What is Truth?

“‘So you are a king?’ Jesus answered, ‘You say that I am a king…for this I was born… to bear witness to the truth….’ Pilate said, ‘What is truth?’ ...But Jesus gave no answer” (John 18:37, 19:7)

A Christian will see that the question, “What is truth?” is phrased incorrectly. Truth is not a concept: It is a person. Pilate was not open to a discussion as to the meaning of truth. He had his own definition. It was for him whatever he wanted it to be. Like many alive in our time, truth can be anything or everything, a way of imposing one’s will onto others. It’s not objective, an indisputable philosophical or ethical term that cannot be questioned. Truth today is as sincere and meaningful as a salesperson’s pitch for his product. Pilate portrays the irony of our Lord’s words, ‘I have come into the world to bear witness to the truth,’ by his question, ‘What is truth?’ This Jew rejected by His own people and brought to be executed—He claims to have the truth? How odd. To him Jesus is a fanatic, a lunatic or a fool. A cunning revolutionary would not have entered Jerusalem without warriors; he would have hidden and chosen an opportune time for attack. He appeared too intelligent to be out of His mind. Is He such a fool as not to throw Himself on the ground and plead, beg and whine for His life? So he sent Him to be beaten mercilessly to placate the troublesome Jewish leaders demanding His death. Surely they will realize how ridiculous is their claim that He is a threat to Roman authority, the trumped up justification for turning Him in as a criminal.

“I am the Way, the Truth and the Life,” says the Lord. Truth is the way through life. Truth does not appear to a person complete and transparent. It cannot just be contained in a doctrine. It cannot be contained in a book. Even the Bible doesn’t describe it an as idea. Truth is worked out by living. One is born and set on the course towards infinity. What happens on the way affirms, challenges, contradicts and verifies the truth about God in Christ and the relationship with self. At times some are forced to deal with lies, as it was in the last century under communism. A system based on falsehood, run on mistrust and deception. Solzhenitsyn wrote that the only way to overthrow such a government was: “Do not lie; do not surrender to the lie; do not spread lies.” Today’s world rejects Christian truth and morals, replacing them with a modern version Pilate’s conclusion, claiming there is no truth, because there is no God. Be a god for yourself, the world says, and create your own truths. Jesus Christ as Truth must be found and followed in our time by each who is eager to follow the Way and share Life that He offers along with the peace that He gives “not as the world gives.”

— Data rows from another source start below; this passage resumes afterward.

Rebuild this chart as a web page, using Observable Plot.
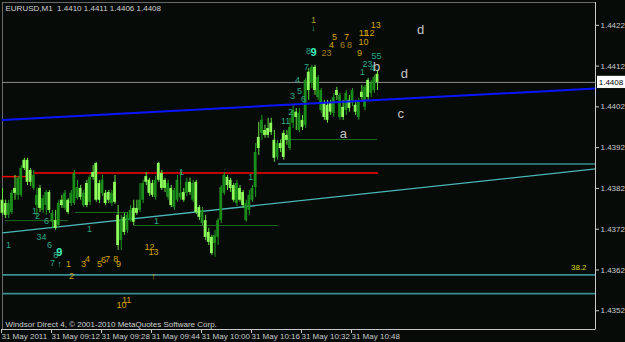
<!DOCTYPE html>
<html><head><meta charset="utf-8">
<script src="https://cdn.jsdelivr.net/npm/d3@7"></script>
<script src="https://cdn.jsdelivr.net/npm/@observablehq/plot@0.6"></script>
<style>
html,body{margin:0;padding:0;background:#060b08;overflow:hidden;}
svg{display:block;}
</style></head><body><div id="chart"></div>
<script>
// ---- data (EURUSD M1, bars are minutes after 08:56) ----
const opens = [
1.43791,1.43783,1.43754,1.43761,1.43820,1.43803,1.43803,1.43889,1.43889,1.43864,
1.43820,1.43778,1.43820,1.43766,1.43778,1.43810,1.43737,1.43741,1.43729,1.43791,
1.43771,1.43791,1.43783,1.43783,1.43795,1.43820,1.43778,1.43832,1.43786,1.43859,
1.43881,1.43832,1.43808,1.43808,1.43810,1.43783,1.43835,1.43754,1.43692,1.43749,
1.43717,1.43741,1.43771,1.43771,1.43766,1.43791,1.43849,1.43840,1.43832,1.43798,
1.43881,1.43857,1.43840,1.43798,1.43820,1.43773,1.43791,1.43798,1.43810,1.43808,
1.43835,1.43791,1.43835,1.43773,1.43734,1.43741,1.43712,1.43700,1.43685,1.43700,
1.43741,1.43808,1.43847,1.43840,1.43827,1.43783,1.43820,1.43810,1.43741,1.43766,
1.43791,1.43822,1.43945,1.43955,1.43962,1.43967,1.43980,1.43938,1.43896,1.43930,
1.43955,1.43950,1.43918,1.43980,1.44007,1.43962,1.43987,1.43975,1.44105,1.44078,
1.44117,1.44043,1.44011,1.44029,1.44024,1.44029,1.44004,1.44060,1.43994,1.44019,
1.44011,1.44036,1.44029,1.44024,1.43994,1.44056,1.44019,1.44085,1.44053,1.44060,
1.44100];
const highs = [
1.43820,1.43791,1.43791,1.43815,1.43852,1.43849,1.43876,1.43894,1.43894,1.43869,
1.43864,1.43820,1.43827,1.43803,1.43815,1.43815,1.43766,1.43766,1.43791,1.43803,
1.43815,1.43795,1.43815,1.43864,1.43840,1.43827,1.43815,1.43840,1.43852,1.43876,
1.43884,1.43840,1.43852,1.43815,1.43815,1.43815,1.43852,1.43778,1.43754,1.43759,
1.43761,1.43778,1.43791,1.43791,1.43832,1.43840,1.43859,1.43845,1.43840,1.43849,
1.43884,1.43864,1.43845,1.43840,1.43827,1.43820,1.43852,1.43864,1.43820,1.43845,
1.43845,1.43840,1.43840,1.43778,1.43773,1.43754,1.43722,1.43705,1.43717,1.43746,
1.43827,1.43859,1.43852,1.43845,1.43832,1.43840,1.43827,1.43815,1.43791,1.43815,
1.43827,1.43930,1.43982,1.43999,1.43975,1.43992,1.43992,1.43962,1.43938,1.43938,
1.43962,1.43962,1.43992,1.44024,1.44016,1.44016,1.43999,1.44090,1.44114,1.44122,
1.44122,1.44097,1.44065,1.44036,1.44036,1.44036,1.44053,1.44068,1.44053,1.44036,
1.44060,1.44048,1.44065,1.44036,1.44041,1.44073,1.44073,1.44090,1.44085,1.44097,
1.44110];
const lows = [
1.43754,1.43746,1.43746,1.43756,1.43791,1.43791,1.43798,1.43864,1.43827,1.43825,
1.43815,1.43749,1.43761,1.43759,1.43754,1.43759,1.43722,1.43717,1.43724,1.43771,
1.43766,1.43756,1.43776,1.43778,1.43791,1.43791,1.43773,1.43773,1.43778,1.43840,
1.43786,1.43783,1.43800,1.43778,1.43783,1.43776,1.43781,1.43668,1.43668,1.43705,
1.43710,1.43737,1.43729,1.43754,1.43761,1.43783,1.43827,1.43800,1.43798,1.43791,
1.43835,1.43815,1.43810,1.43791,1.43773,1.43766,1.43786,1.43791,1.43786,1.43800,
1.43803,1.43786,1.43756,1.43741,1.43729,1.43692,1.43680,1.43656,1.43651,1.43680,
1.43734,1.43803,1.43815,1.43810,1.43786,1.43776,1.43786,1.43771,1.43737,1.43754,
1.43786,1.43798,1.43901,1.43938,1.43943,1.43943,1.43950,1.43884,1.43889,1.43908,
1.43889,1.43926,1.43913,1.43967,1.43962,1.43957,1.43962,1.43967,1.44036,1.44065,
1.44048,1.44036,1.44004,1.43987,1.43980,1.43999,1.43994,1.44036,1.43987,1.43987,
1.43999,1.44007,1.44021,1.43999,1.43987,1.44036,1.44011,1.44036,1.44043,1.44053,
1.44060];
const closes = [
1.43759,1.43754,1.43783,1.43808,1.43808,1.43845,1.43869,1.43869,1.43835,1.43835,
1.43852,1.43803,1.43771,1.43795,1.43810,1.43766,1.43759,1.43722,1.43783,1.43778,
1.43808,1.43761,1.43808,1.43857,1.43822,1.43798,1.43808,1.43778,1.43847,1.43847,
1.43791,1.43791,1.43840,1.43783,1.43791,1.43808,1.43786,1.43680,1.43741,1.43712,
1.43754,1.43766,1.43737,1.43759,1.43791,1.43832,1.43835,1.43808,1.43803,1.43840,
1.43840,1.43820,1.43820,1.43832,1.43778,1.43815,1.43840,1.43808,1.43791,1.43835,
1.43810,1.43832,1.43761,1.43749,1.43766,1.43700,1.43688,1.43660,1.43705,1.43741,
1.43822,1.43852,1.43827,1.43820,1.43791,1.43832,1.43791,1.43778,1.43783,1.43803,
1.43820,1.43908,1.43918,1.43987,1.43950,1.43950,1.43957,1.43894,1.43930,1.43918,
1.43896,1.43938,1.43970,1.44011,1.43994,1.44004,1.43970,1.44085,1.44060,1.44117,
1.44060,1.44092,1.44060,1.43994,1.43987,1.44007,1.44043,1.44048,1.44048,1.43994,
1.44053,1.44016,1.44060,1.44007,1.44031,1.44043,1.44068,1.44043,1.44078,1.44092,
1.44080];

const timeTicks = [0, 16, 32, 48, 64, 80, 96, 112];
const timeLabels = ["31 May 2011","31 May 09:12","31 May 09:28","31 May 09:44","31 May 10:00","31 May 10:16","31 May 10:32","31 May 10:48"];
const priceTicks = [1.4352, 1.4362, 1.4372, 1.4382, 1.4392, 1.4402, 1.4412, 1.4422];
const lastPrice = 1.4408;
const headerText = "EURUSD,M1  1.4410 1.4411 1.4406 1.4408";
const footerText = "Windsor Direct 4, © 2001-2010 MetaQuotes Software Corp.";

const timeEnd = 189.76;
const priceMin = 1.43474, priceMax = 1.44276;

const redLevels = [{from: 0, to: 8, price: 1.43849}, {from: 10.2, to: 120.3, price: 1.43858}];
const fiboLevels = [{from: 88.3, to: timeEnd, price: 1.43880}, {from: 0, to: timeEnd, price: 1.43608}, {from: 0, to: timeEnd, price: 1.43562}];
const fiboLabels = [{t: 186.9, price: 1.43626, text: "38.2"}];
const supportLevels = [{from: 1, to: 21.1, price: 1.43741}, {from: 23.4, to: 40, price: 1.43761}, {from: 42, to: 88.3, price: 1.43729}, {from: 89, to: 120, price: 1.43940}];
const blueTrend = [{t: 0, price: 1.43988}, {t: timeEnd, price: 1.44065}];
const tealTrend = [{t: 0, price: 1.43711}, {t: timeEnd, price: 1.43868}];

// wave labels [time, price, text]
const tealLabels = [
[99.5,1.44213,"↓"],[97.9,1.44156,"8"],[97.3,1.44117,"7"],[94.4,1.44085,"4"],[92.8,1.44046,"3"],[95.0,1.44058,"5"],[96.3,1.44038,"6"],
[92.2,1.44007,"2"],[90.6,1.43984,"11"],[79.4,1.43847,"1"],[57.3,1.43859,"1"],[49.3,1.43741,"1"],[27.8,1.43719,"1"],
[10.2,1.43764,"1"],[11.2,1.43751,"2"],[14.1,1.43741,"6"],[12.5,1.43700,"34"],[1.9,1.43680,"1"],[15.0,1.43680,"6"],
[17.0,1.43656,"8"],[16.0,1.43638,"7"],[18.2,1.43634,"↑"],[116.8,1.44124,"23"],[118.4,1.44114,"4"],[119.7,1.44144,"55"],[115.2,1.44105,"1"]];
const brightLabels = [[99.5,1.44154,"9"],[18.2,1.43663,"9"]];
const oliveLabels = [[99.5,1.44232,"1"]];
const goldLabels = [
[119.4,1.44220,"13"],[115.5,1.44200,"11"],[117.4,1.44200,"12"],[115.5,1.44178,"10"],[114.2,1.44151,"9"],[106.2,1.44191,"5"],[110.1,1.44191,"7"],
[105.3,1.44171,"4"],[21.1,1.43634,"1"],[22.1,1.43604,"2"],[25.9,1.43634,"3"],[27.2,1.43646,"4"],[31.0,1.43634,"5"],[32.3,1.43643,"6"],
[33.6,1.43646,"7"],[36.2,1.43646,"8"],[37.1,1.43634,"9"],[47.0,1.43675,"12"],[48.3,1.43663,"13"],[48.3,1.43604,"↑"],[38.1,1.43535,"10"],[39.7,1.43545,"11"]];
const darkGoldLabels = [[108.8,1.44171,"6"],[111.0,1.44171,"8"],[103.7,1.44151,"23"]];
const letterLabels = [[133.8,1.44210,"d"],[128.6,1.44100,"d"],[127.4,1.44004,"c"],[109.1,1.43953,"a"],[119.7,1.44119,"b"]];

// ---- build ----
const bars = opens.map((o, i) => ({i, open: o, high: highs[i], low: lows[i], close: closes[i]}));
const isUp = d => d.close > d.open;
const lbl = (arr, opts) => Plot.text(arr, {x: d => d[0], y: d => d[1], text: d => d[2], fontSize: 9, ...opts});

const chart = Plot.plot({
  width: 625, height: 342,
  marginLeft: 2, marginRight: 30, marginTop: 2, marginBottom: 13,
  style: {background: "#060b08", fontFamily: "Liberation Sans, Arial, sans-serif", fontSize: "8px"},
  x: {domain: [0, timeEnd], axis: null},
  y: {domain: [priceMin, priceMax], axis: null},
  color: {type: "identity"},
  marks: [
    Plot.frame({stroke: "#6a6a6a"}),
    Plot.ruleY([lastPrice], {stroke: "#8c8c8c", strokeWidth: 1}),
    Plot.ruleY(fiboLevels, {y: "price", x1: "from", x2: "to", stroke: "#3a8f90", strokeWidth: 1.6}),
    Plot.ruleY(supportLevels, {y: "price", x1: "from", x2: "to", stroke: "#1d6a1d", strokeWidth: 1}),
    Plot.line(tealTrend, {x: "t", y: "price", stroke: "#4cb6b6", strokeWidth: 1.3}),
    Plot.ruleY(redLevels, {y: "price", x1: "from", x2: "to", stroke: "#ff0000", strokeWidth: 1.4}),
    Plot.ruleX(bars, {x: "i", y1: "low", y2: "high", stroke: d => isUp(d) ? "#1f9a1f" : "#66e040", strokeWidth: 1}),
    Plot.rect(bars, {x1: d => d.i - 0.45, x2: d => d.i + 0.45, y1: "open", y2: "close",
      fill: d => isUp(d) ? "#1a8c1a" : "#8cff5a"}),
    Plot.line(blueTrend, {x: "t", y: "price", stroke: "#0a14ff", strokeWidth: 2}),
    lbl(tealLabels, {fill: "#29a886"}),
    lbl(brightLabels, {fill: "#3ff0b8", fontSize: 11, fontWeight: "bold"}),
    lbl(oliveLabels, {fill: "#a7a21e"}),
    lbl(goldLabels, {fill: "#d4a400"}),
    lbl(darkGoldLabels, {fill: "#a8801a"}),
    lbl(letterLabels, {fill: "#c4c4c4", fontSize: 13}),
    Plot.text(fiboLabels, {x: "t", y: "price", text: "text", fill: "#d8d800", textAnchor: "end", fontSize: 8}),
    Plot.text([headerText], {frameAnchor: "top-left", dx: 3, dy: 3, fill: "#d0d0d0", fontSize: 8}),
    Plot.text([footerText], {frameAnchor: "bottom-left", dx: 3, dy: -3, fill: "#d0d0d0", fontSize: 8}),
    Plot.ruleX([timeEnd], {stroke: "#c8c8c8", strokeWidth: 1}),
    Plot.ruleY([priceMin], {stroke: "#c8c8c8", strokeWidth: 1}),
    Plot.axisY({anchor: "right", ticks: priceTicks, tickFormat: d => d.toFixed(4), tickSize: 3, tickPadding: 2, color: "#c8c8c8", fontSize: 8}),
    Plot.axisX({anchor: "bottom", ticks: timeTicks, tickFormat: d => timeLabels[timeTicks.indexOf(d)], tickSize: 4, tickPadding: 0, textAnchor: "start", dx: -1, color: "#c8c8c8", fontSize: 8}),
    Plot.rect([lastPrice], {x1: 190.4, x2: 199.6, y1: d => d - 0.00015, y2: d => d + 0.00015, fill: "#ffffff"}),
    Plot.text([lastPrice], {x: 190.8, y: d => d, text: d => d.toFixed(4), textAnchor: "start", fill: "#000000", fontSize: 8})
  ]
});
document.getElementById("chart").appendChild(chart);
</script>
</body></html>
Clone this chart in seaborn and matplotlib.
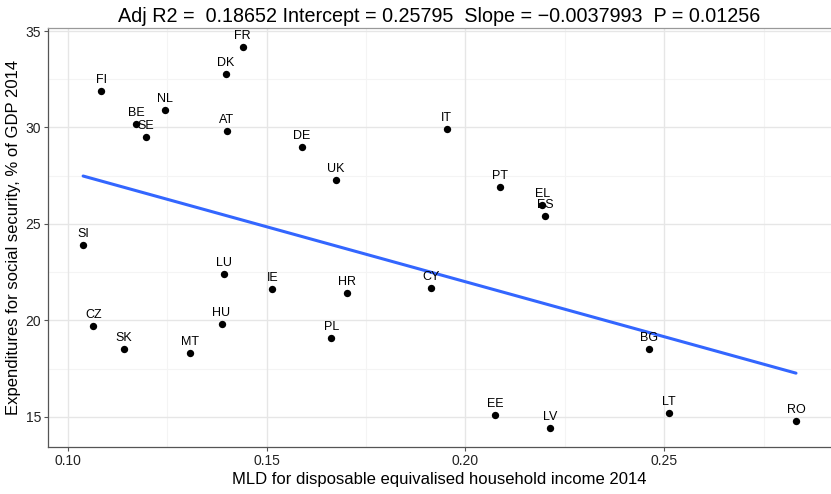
import numpy as np
import pandas as pd
import matplotlib
matplotlib.use("Agg")
import matplotlib.pyplot as plt
import seaborn as sns

countries = ["FR", "DK", "FI", "NL", "BE", "SE", "AT", "DE", "UK", "SI",
             "IT", "PT", "EL", "ES", "LU", "IE", "HR", "CZ", "HU", "SK",
             "MT", "PL", "CY", "BG", "EE", "LV", "LT", "RO"]
mld = [0.1440, 0.1397, 0.1085, 0.1245, 0.1173, 0.1197, 0.1400, 0.1589, 0.1675, 0.1039,
       0.1953, 0.2088, 0.2193, 0.2201, 0.1394, 0.1515, 0.1703, 0.1065, 0.1387, 0.1141,
       0.1307, 0.1663, 0.1913, 0.2462, 0.2075, 0.2212, 0.2512, 0.2831]
expend = [34.2, 32.8, 31.9, 30.9, 30.2, 29.5, 29.8, 29.0, 27.3, 23.9,
          29.9, 26.9, 26.0, 25.4, 22.4, 21.6, 21.4, 19.7, 19.8, 18.5,
          18.3, 19.1, 21.7, 18.5, 15.1, 14.4, 15.2, 14.8]
title = "Adj R2 =  0.18652 Intercept = 0.25795  Slope = \u22120.0037993  P = 0.01256"
x_label = "MLD for disposable equivalised household income 2014"
y_label = "Expenditures for social security, % of GDP 2014"
x_ticks = [0.10, 0.15, 0.20, 0.25]
y_ticks = [15, 20, 25, 30, 35]

df = pd.DataFrame({"country": countries, "mld": mld, "expend": expend})

sns.set_theme(style="white")
plt.rcParams["font.family"] = ["Liberation Sans", "DejaVu Sans"]

fig = plt.figure(figsize=(8.31, 4.94), dpi=100)
ax = fig.add_axes([48 / 831, 1 - 447 / 494, 1 - 48 / 831, (447 - 28) / 494])

ax.set_xlim(0.09507, 0.2919)
ax.set_ylim(13.43, 35.16)

for v in [0.125, 0.175, 0.225, 0.275]:
    ax.axvline(v, color="#f4f4f4", lw=0.8, zorder=0)
for v in [17.5, 22.5, 27.5, 32.5]:
    ax.axhline(v, color="#f4f4f4", lw=0.8, zorder=0)
for v in x_ticks:
    ax.axvline(v, color="#e6e6e6", lw=1.0, zorder=0)
for v in y_ticks:
    ax.axhline(v, color="#e6e6e6", lw=1.0, zorder=0)

sns.regplot(data=df, x="mld", y="expend", ci=None, ax=ax,
            scatter_kws=dict(s=28, color="black", alpha=1, zorder=3, linewidths=0),
            line_kws=dict(color="#3366FF", lw=2.2, zorder=2))

for c, xv, yv in zip(countries, mld, expend):
    ax.annotate(c, (xv, yv), xytext=(0, 3.6), textcoords="offset points",
                ha="center", va="bottom", fontsize=9, color="black", zorder=4)

ax.set_xticks(x_ticks)
ax.set_xticklabels(["0.10", "0.15", "0.20", "0.25"])
ax.set_yticks(y_ticks)
ax.set_yticklabels([str(v) for v in y_ticks])
ax.tick_params(axis="both", which="major", length=3, width=0.8, color="#555555",
               labelsize=10, labelcolor="#222222", pad=2, bottom=True, left=True)
ax.set_xlabel(x_label, fontsize=12, color="black", labelpad=3)
ax.set_ylabel(y_label, fontsize=12, color="black", labelpad=3)
ax.set_title(title, fontsize=14.2, color="black", pad=4)

for s in ["left", "bottom"]:
    ax.spines[s].set_color("#555555")
    ax.spines[s].set_linewidth(0.9)
ax.spines["top"].set_color("#999999")
ax.spines["top"].set_linewidth(0.9)
ax.spines["right"].set_visible(False)
ax.grid(False)

fig.savefig("out.png", dpi=100)
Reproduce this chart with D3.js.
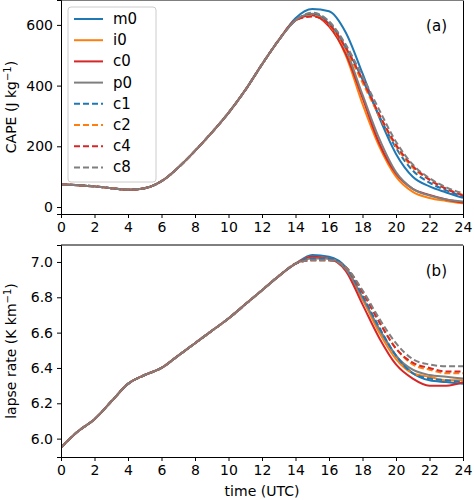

Christ as Truth is not objective. He was not a philosopher like Socrates sharing wisdom among his devotees or even a rabbi instructing pupils from the Bible. The peripatetic Son of God “has nowhere to lay His head.” Constantly on the move from the right hand of the Father to and through the womb of the Theotokos and into the world of His time, He was ever challenging the conventions, confusing the authorities and astounding the despondent, ever gathering disciples and bonding them to Himself in the upper room and more securely on the Cross and beyond the tomb. That truth cannot be understood or contained in one’s mind alone or in the heart alone, not at any one moment. It, or rather He, needs always to be born within our souls, developing and expanding as we open ourselves to His Truth on our own way through life and beyond.